Answer with a single number, the count of lines holding the word "that".

** START Recorded data **

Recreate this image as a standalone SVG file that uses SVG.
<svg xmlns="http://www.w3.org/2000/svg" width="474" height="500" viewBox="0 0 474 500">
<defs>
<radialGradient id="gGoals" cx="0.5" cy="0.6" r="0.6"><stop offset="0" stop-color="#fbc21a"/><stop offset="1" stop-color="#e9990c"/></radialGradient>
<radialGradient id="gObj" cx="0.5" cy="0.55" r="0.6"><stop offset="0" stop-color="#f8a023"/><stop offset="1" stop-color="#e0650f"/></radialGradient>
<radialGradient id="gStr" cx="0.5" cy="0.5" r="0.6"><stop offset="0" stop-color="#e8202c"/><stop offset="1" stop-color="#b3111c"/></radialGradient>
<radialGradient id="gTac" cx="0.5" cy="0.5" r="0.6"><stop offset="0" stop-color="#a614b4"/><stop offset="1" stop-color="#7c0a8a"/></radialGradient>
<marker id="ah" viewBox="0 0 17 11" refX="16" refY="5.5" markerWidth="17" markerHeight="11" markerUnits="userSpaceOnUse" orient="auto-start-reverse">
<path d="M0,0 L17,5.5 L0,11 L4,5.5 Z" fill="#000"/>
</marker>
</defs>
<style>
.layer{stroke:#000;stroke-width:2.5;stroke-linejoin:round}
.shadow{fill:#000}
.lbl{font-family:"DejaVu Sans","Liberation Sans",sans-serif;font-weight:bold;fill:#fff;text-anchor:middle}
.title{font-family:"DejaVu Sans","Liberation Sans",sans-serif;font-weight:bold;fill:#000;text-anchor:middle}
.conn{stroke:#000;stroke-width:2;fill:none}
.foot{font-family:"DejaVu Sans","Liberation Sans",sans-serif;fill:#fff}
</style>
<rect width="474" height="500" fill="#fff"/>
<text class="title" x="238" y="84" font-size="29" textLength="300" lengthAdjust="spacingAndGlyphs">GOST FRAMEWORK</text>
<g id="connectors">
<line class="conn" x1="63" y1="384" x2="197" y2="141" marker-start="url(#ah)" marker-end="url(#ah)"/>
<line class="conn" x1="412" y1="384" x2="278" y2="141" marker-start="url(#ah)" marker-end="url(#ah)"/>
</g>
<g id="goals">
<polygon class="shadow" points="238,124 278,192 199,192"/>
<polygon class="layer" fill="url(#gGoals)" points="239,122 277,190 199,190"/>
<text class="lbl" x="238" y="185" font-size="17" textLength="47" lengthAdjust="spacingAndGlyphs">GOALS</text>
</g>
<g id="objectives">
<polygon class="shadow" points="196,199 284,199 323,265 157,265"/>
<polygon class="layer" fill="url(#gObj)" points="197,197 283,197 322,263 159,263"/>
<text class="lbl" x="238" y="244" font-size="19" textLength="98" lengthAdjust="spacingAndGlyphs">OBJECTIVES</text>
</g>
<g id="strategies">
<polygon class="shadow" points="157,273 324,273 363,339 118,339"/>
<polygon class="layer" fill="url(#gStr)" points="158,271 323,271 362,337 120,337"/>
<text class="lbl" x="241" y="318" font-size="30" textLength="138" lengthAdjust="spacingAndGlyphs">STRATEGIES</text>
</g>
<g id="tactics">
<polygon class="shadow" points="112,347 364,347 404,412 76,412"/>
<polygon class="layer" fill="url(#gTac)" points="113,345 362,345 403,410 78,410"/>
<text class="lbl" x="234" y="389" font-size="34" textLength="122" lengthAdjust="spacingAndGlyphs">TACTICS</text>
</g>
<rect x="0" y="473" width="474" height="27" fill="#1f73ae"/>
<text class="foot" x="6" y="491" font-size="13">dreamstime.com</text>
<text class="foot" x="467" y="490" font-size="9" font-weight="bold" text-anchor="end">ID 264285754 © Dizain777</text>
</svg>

** END Recorded data **
** START Recorded data **

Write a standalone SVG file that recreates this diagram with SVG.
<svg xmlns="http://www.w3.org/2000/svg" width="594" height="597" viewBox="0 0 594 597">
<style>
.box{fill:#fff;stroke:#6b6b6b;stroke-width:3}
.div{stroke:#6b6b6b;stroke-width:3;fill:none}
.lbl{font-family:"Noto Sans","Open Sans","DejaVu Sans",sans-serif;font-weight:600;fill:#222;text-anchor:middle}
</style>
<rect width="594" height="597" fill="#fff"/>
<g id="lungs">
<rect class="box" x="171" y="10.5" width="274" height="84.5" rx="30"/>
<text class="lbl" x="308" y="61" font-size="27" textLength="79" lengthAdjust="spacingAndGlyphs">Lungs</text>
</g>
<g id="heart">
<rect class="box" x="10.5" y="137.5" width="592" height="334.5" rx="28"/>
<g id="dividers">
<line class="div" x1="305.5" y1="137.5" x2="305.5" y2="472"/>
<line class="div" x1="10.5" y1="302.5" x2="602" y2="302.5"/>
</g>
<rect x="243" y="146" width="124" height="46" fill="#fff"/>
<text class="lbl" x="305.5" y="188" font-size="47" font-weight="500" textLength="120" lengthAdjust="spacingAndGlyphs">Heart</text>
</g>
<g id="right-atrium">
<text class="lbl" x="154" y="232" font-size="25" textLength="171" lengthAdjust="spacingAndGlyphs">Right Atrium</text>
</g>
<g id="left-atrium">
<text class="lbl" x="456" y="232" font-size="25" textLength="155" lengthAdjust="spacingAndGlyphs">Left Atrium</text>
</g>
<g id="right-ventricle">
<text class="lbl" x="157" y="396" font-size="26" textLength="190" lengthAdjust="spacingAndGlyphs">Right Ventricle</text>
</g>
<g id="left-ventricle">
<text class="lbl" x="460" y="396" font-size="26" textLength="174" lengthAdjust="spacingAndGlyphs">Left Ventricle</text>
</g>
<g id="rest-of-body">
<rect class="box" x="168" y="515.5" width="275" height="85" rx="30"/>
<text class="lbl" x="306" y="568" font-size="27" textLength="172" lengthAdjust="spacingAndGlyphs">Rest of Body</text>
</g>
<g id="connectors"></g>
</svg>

** END Recorded data **
** START Recorded data **

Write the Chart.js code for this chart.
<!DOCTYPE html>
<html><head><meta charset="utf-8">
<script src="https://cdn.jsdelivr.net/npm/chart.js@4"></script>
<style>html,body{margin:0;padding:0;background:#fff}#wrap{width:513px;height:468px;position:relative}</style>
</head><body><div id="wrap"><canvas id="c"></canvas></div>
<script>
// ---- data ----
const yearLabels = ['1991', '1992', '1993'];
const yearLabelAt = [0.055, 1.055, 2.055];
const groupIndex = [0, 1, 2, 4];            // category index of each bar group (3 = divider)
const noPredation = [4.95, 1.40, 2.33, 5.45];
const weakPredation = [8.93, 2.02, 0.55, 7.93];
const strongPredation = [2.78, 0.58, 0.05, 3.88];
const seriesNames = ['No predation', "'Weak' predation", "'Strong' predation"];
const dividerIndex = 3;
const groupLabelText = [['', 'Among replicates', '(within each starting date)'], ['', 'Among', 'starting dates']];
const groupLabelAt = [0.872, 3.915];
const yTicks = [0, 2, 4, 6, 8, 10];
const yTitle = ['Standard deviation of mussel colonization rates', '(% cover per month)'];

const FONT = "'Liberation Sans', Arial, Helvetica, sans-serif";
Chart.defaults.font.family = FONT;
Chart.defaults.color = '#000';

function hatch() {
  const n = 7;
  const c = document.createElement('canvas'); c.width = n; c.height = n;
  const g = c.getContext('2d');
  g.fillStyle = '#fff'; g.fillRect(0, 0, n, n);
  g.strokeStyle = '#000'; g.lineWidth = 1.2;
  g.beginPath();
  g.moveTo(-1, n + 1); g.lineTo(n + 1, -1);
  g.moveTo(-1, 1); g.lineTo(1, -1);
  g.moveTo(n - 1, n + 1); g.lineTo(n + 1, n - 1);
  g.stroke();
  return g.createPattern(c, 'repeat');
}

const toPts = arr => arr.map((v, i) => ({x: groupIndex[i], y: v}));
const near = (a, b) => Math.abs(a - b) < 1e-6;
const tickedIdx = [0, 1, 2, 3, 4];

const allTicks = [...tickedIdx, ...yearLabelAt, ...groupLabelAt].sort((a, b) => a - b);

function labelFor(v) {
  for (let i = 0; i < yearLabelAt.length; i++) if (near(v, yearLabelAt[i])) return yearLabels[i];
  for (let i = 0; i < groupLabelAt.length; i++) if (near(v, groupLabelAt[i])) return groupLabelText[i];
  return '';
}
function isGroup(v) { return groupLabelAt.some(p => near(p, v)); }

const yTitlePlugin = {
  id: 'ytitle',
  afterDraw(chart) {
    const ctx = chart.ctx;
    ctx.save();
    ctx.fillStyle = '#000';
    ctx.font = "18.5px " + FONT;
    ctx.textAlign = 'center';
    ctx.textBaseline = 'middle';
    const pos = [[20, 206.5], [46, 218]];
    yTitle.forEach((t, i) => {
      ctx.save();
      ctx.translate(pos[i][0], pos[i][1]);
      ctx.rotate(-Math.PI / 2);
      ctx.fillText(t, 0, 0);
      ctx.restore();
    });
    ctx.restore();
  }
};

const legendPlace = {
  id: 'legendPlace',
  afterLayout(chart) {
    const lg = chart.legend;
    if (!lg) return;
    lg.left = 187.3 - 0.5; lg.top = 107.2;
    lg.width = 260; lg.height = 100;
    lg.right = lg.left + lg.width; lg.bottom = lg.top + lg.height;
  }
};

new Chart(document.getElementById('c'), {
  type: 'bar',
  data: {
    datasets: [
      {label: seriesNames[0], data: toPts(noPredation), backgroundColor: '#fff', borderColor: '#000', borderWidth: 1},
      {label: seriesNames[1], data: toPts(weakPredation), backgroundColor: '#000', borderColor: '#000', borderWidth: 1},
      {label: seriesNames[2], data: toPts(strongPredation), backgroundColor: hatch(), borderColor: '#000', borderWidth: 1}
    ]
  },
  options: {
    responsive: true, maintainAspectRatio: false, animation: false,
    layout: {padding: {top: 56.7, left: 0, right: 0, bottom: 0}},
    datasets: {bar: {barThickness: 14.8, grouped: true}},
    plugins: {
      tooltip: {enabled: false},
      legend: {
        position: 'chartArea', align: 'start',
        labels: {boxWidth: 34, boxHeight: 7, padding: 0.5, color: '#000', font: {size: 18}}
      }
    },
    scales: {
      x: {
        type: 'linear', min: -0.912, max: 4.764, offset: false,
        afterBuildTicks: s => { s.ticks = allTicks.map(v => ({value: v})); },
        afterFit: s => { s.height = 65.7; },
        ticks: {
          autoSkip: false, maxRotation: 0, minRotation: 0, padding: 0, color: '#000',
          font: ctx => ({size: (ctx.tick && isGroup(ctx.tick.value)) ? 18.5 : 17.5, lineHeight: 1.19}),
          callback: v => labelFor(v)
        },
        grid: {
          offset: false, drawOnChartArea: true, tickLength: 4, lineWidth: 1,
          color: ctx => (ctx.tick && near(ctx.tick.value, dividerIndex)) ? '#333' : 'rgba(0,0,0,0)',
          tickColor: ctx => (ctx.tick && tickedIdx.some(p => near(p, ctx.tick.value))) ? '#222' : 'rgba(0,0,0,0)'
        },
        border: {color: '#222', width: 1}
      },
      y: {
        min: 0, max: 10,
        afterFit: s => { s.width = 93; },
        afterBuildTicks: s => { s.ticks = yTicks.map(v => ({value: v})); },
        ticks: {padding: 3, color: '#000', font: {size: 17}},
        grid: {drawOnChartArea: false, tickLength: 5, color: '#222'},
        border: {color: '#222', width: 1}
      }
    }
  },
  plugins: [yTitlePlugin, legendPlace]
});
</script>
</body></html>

** END Recorded data **

**Correct response:** 2